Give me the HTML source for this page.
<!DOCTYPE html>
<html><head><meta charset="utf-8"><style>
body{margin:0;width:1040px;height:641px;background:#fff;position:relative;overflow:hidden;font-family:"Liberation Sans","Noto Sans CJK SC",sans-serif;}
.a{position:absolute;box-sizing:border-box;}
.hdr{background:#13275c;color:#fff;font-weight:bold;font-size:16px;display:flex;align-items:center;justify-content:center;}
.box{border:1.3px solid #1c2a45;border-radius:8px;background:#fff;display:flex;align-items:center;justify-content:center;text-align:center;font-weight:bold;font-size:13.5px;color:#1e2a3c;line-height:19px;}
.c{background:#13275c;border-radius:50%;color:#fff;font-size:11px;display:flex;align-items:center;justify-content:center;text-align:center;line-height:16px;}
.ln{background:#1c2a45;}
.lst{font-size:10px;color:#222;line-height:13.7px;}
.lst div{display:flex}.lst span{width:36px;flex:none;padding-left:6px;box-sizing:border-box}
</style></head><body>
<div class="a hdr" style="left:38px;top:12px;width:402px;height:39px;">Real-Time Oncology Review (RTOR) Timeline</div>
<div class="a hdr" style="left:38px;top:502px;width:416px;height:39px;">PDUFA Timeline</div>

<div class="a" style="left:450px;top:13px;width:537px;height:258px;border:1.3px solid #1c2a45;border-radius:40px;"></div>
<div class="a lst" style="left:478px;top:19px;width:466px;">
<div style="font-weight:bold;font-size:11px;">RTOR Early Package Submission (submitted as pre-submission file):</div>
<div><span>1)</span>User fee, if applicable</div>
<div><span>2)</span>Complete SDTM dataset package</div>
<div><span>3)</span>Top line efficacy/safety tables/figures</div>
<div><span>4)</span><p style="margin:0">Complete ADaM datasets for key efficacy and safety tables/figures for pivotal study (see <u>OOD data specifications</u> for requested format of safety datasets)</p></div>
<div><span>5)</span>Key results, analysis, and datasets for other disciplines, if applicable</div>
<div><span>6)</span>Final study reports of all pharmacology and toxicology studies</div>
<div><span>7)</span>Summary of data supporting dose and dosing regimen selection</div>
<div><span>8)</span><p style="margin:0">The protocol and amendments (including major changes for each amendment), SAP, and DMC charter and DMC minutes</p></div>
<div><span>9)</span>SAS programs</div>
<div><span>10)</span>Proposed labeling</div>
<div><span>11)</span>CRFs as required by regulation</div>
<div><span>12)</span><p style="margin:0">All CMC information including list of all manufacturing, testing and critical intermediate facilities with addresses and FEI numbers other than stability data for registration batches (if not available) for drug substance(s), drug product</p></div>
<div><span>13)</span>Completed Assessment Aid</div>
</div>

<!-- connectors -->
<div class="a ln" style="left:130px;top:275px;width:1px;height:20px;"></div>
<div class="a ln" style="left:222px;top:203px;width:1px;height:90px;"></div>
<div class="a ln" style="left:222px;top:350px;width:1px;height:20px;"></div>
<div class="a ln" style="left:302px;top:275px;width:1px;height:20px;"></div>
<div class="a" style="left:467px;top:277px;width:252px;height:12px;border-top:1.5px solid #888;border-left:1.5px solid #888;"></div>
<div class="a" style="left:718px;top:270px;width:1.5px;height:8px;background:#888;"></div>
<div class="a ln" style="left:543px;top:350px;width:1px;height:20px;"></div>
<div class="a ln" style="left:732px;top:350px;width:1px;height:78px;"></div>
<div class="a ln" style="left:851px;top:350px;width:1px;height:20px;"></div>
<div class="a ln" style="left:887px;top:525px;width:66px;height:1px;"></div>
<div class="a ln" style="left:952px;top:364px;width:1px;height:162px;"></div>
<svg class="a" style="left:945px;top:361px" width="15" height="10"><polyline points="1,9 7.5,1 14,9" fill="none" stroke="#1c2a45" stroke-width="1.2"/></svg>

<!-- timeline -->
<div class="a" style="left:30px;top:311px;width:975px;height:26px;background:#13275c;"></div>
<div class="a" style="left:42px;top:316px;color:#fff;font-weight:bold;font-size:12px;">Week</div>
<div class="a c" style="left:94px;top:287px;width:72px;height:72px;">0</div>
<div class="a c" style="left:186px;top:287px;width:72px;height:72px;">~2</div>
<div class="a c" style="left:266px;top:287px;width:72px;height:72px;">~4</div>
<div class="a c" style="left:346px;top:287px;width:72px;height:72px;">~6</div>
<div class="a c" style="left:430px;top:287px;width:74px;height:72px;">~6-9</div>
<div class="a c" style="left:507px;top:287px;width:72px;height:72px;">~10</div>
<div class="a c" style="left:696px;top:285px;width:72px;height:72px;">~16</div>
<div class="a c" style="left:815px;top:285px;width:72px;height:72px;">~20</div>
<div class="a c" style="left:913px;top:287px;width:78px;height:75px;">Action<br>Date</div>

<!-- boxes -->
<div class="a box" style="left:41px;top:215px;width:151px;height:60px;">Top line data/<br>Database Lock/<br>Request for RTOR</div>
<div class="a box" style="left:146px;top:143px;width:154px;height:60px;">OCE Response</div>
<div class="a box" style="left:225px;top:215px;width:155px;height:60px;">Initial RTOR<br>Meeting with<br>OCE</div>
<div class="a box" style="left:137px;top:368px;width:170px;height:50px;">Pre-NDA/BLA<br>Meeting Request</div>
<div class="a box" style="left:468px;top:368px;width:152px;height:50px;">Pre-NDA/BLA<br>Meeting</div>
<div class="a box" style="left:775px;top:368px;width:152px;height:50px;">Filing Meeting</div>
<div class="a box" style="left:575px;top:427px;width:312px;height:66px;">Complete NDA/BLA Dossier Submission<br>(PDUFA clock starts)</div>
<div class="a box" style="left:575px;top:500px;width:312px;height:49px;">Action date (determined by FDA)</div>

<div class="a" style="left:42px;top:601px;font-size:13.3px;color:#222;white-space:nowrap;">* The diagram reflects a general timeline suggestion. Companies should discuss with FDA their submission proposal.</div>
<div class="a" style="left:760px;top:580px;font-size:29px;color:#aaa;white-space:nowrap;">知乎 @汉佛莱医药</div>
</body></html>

☆ ☆ ☆ ☆ ☆

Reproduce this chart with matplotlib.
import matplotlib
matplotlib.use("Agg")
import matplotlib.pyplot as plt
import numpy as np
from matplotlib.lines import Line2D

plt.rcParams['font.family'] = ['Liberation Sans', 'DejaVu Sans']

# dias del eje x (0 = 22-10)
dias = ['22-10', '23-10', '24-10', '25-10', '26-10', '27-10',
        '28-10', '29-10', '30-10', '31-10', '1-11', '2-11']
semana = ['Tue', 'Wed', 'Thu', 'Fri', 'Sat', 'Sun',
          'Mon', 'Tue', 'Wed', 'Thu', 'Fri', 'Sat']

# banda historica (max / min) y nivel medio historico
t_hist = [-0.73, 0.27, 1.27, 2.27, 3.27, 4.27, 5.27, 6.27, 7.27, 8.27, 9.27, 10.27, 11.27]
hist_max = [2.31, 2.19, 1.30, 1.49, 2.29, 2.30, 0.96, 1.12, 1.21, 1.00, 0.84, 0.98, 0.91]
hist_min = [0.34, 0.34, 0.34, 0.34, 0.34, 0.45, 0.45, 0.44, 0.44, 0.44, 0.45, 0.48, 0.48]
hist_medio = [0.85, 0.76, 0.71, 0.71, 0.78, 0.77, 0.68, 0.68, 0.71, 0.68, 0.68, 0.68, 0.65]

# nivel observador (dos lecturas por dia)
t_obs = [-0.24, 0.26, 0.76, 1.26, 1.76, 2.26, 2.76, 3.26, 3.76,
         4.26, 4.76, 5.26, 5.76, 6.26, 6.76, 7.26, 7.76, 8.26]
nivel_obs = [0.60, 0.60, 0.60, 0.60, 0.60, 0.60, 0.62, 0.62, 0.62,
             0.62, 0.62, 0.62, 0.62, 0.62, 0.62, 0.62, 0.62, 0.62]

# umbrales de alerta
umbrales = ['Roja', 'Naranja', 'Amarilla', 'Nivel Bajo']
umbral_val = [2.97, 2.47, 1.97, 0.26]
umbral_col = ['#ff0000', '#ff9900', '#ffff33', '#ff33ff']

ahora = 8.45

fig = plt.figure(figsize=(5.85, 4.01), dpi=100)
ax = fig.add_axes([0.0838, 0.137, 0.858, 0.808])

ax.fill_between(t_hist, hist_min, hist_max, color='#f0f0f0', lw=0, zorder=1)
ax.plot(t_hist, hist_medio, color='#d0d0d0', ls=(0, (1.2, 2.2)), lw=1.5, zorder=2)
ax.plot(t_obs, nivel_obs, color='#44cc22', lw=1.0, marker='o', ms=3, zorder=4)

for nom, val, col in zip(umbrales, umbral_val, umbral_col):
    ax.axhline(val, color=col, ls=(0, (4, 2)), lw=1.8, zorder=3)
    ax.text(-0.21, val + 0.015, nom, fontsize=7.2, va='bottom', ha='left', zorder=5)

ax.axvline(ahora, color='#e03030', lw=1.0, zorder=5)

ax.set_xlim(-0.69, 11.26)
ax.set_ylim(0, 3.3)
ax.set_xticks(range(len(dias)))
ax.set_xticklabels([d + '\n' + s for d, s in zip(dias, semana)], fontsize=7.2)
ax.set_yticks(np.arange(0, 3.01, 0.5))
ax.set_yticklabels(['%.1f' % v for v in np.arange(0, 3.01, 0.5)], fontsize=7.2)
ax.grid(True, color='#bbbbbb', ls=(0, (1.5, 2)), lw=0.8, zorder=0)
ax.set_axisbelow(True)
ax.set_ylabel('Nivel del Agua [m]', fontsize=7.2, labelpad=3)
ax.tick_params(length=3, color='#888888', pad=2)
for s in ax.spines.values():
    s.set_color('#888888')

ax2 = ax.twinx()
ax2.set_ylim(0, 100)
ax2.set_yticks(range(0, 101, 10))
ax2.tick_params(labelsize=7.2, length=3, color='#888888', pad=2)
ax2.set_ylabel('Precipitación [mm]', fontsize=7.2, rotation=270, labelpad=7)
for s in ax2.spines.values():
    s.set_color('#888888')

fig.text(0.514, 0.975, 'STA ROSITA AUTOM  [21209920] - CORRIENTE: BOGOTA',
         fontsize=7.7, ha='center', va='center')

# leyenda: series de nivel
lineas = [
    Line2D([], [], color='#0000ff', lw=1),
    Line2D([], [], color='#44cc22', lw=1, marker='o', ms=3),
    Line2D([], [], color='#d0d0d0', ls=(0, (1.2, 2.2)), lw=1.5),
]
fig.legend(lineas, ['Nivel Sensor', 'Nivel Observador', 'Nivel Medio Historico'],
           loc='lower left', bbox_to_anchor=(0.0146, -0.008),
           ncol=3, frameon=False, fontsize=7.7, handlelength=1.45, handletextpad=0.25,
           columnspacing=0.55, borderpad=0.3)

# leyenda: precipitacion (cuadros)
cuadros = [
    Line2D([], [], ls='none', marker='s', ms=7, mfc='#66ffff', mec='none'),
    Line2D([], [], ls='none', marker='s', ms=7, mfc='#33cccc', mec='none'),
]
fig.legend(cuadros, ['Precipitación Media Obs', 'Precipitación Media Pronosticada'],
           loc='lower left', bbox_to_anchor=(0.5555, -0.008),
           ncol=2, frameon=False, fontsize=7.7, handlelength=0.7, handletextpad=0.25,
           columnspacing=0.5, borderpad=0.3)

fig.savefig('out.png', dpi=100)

☆ ☆ ☆ ☆ ☆

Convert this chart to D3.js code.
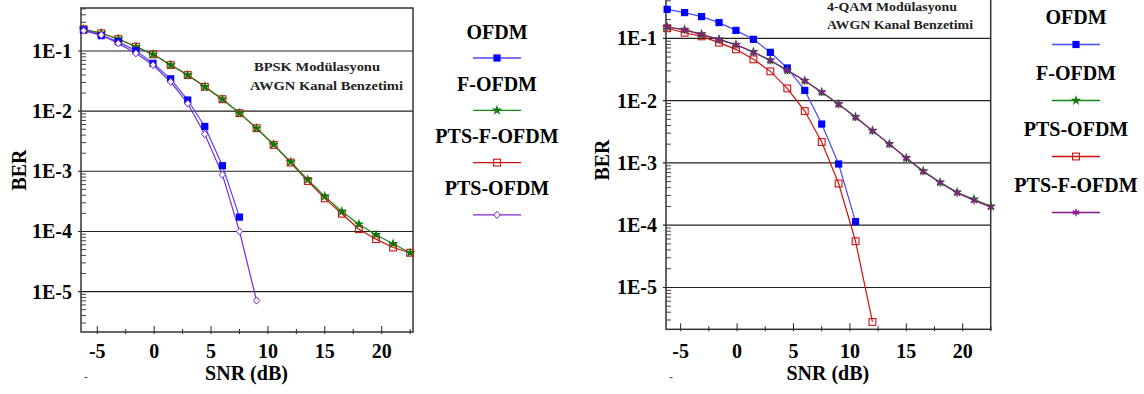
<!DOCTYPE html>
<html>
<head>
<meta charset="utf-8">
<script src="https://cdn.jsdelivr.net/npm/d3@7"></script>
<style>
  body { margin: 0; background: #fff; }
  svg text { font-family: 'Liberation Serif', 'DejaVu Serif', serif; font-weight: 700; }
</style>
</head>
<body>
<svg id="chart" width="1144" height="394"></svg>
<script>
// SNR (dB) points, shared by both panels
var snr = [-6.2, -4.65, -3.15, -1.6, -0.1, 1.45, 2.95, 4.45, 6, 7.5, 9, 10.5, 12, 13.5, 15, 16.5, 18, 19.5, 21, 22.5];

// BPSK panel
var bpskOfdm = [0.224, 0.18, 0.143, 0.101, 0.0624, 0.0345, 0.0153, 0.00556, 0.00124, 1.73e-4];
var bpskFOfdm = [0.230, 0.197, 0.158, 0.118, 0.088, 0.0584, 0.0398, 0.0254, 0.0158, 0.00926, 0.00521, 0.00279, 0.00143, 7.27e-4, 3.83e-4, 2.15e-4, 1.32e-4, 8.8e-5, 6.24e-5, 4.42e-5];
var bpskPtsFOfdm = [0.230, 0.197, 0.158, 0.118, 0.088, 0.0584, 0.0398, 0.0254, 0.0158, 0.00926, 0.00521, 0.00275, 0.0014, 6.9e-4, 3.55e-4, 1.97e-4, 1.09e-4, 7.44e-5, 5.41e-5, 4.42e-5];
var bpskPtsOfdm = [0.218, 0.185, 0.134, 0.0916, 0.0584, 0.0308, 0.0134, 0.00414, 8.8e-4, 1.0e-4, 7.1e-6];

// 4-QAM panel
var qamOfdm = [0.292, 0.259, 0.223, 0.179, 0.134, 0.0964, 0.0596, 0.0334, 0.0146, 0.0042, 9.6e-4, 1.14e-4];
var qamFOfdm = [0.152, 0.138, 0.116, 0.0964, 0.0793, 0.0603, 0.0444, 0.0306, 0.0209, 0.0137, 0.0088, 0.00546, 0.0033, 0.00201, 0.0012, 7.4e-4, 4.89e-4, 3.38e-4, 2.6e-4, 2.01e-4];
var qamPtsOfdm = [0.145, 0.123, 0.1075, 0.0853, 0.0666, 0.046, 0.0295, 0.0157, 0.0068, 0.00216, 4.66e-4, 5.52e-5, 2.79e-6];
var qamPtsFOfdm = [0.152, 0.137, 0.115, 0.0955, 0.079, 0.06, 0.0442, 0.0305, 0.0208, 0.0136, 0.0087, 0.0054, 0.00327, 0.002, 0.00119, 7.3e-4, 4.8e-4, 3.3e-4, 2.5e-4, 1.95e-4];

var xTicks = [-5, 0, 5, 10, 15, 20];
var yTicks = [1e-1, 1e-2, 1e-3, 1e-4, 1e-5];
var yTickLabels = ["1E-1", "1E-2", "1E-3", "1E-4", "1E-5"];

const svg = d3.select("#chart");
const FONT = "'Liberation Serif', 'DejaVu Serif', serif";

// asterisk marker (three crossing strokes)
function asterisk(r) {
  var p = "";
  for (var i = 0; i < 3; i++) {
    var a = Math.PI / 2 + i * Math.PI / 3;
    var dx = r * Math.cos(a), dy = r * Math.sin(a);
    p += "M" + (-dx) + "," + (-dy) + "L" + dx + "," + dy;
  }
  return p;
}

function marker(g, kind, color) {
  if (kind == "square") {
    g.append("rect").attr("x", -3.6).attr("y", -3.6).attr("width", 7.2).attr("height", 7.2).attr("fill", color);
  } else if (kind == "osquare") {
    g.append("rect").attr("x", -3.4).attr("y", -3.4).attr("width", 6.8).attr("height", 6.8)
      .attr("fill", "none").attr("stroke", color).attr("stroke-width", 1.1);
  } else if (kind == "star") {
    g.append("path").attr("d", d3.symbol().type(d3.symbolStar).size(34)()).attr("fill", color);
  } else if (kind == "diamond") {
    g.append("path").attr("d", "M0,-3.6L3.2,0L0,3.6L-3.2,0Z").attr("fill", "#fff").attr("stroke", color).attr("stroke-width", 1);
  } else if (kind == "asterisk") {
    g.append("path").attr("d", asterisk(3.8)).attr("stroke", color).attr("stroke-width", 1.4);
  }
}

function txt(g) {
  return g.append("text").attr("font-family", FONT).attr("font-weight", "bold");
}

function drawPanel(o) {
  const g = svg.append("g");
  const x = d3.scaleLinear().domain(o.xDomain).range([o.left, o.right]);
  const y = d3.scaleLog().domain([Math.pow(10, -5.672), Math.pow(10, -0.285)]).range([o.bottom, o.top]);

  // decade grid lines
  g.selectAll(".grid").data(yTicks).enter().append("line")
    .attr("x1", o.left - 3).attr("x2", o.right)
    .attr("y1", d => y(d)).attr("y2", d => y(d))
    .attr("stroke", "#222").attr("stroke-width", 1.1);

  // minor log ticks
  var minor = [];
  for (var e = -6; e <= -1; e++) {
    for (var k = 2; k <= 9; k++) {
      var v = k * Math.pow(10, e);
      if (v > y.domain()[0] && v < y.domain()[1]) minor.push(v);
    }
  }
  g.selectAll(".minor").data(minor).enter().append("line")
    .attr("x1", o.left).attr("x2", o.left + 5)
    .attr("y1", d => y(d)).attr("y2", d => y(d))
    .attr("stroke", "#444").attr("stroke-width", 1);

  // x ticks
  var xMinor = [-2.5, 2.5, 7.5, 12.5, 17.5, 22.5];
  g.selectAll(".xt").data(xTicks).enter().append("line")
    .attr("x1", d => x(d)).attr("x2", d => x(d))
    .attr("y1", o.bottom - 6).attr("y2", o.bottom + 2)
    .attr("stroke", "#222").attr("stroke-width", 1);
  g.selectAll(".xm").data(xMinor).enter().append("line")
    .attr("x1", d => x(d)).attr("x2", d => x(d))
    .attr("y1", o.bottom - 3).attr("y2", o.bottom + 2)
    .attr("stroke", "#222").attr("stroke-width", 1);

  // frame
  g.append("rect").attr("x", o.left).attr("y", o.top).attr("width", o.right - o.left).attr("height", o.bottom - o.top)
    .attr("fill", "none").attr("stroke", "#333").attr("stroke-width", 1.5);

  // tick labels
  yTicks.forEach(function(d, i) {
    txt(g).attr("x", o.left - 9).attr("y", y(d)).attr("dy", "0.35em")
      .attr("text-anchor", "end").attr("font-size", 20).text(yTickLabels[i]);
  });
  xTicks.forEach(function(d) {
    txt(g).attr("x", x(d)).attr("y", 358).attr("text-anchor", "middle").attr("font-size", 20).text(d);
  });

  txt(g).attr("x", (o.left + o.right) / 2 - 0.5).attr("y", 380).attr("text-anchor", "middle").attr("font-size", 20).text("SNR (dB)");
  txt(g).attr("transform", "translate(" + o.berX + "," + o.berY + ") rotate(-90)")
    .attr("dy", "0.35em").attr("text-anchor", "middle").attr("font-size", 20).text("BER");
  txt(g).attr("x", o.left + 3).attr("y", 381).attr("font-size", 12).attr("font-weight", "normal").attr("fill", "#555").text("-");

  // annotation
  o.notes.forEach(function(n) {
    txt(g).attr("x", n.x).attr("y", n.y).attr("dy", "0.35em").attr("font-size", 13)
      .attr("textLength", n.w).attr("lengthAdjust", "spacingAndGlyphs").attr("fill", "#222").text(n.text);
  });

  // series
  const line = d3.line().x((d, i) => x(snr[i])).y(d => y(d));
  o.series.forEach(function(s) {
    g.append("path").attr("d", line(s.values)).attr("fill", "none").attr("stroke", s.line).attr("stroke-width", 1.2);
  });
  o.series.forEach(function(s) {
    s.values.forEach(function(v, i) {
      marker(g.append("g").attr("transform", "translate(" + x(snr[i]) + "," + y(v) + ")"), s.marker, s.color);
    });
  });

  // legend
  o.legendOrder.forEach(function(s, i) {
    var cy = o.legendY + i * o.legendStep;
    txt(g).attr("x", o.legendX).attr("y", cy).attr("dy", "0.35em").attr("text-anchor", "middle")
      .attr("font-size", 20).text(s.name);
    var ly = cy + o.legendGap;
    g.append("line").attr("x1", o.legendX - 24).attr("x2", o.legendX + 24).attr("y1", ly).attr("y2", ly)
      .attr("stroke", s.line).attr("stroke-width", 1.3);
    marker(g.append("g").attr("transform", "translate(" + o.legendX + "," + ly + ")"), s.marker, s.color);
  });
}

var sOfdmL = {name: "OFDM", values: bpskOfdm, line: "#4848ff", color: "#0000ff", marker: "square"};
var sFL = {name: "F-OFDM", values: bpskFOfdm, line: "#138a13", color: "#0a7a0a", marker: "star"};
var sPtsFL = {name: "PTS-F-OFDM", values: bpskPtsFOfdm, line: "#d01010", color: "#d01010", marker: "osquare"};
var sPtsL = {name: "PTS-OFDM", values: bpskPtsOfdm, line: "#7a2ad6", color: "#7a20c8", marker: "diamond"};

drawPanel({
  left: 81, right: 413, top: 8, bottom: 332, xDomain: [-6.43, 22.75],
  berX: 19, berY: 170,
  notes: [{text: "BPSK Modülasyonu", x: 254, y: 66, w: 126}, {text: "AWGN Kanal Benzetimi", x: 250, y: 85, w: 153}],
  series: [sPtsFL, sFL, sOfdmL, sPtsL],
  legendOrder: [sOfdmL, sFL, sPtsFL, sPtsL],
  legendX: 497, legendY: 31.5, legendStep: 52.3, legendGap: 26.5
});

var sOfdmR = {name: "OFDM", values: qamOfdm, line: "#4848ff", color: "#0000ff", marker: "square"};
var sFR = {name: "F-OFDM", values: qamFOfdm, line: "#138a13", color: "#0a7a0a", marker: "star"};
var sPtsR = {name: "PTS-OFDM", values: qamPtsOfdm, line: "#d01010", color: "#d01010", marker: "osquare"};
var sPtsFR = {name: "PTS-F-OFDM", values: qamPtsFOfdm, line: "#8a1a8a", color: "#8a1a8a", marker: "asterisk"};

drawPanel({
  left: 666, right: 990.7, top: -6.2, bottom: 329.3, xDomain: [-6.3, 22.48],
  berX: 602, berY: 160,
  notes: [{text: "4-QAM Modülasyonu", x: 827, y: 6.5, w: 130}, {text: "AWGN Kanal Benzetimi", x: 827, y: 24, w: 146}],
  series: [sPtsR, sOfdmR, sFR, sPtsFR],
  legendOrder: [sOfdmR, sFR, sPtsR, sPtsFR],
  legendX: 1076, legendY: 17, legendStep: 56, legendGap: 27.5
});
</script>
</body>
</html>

☆ ☆ ☆ ☆ ☆

▸ Set exercise:
Gather each line of the listing that holds the string "this".

▸ Answer to the exercise:
Give me the HTML source for this page.
Reproduce this chart with matplotlib.
Convert this chart to D3.js code.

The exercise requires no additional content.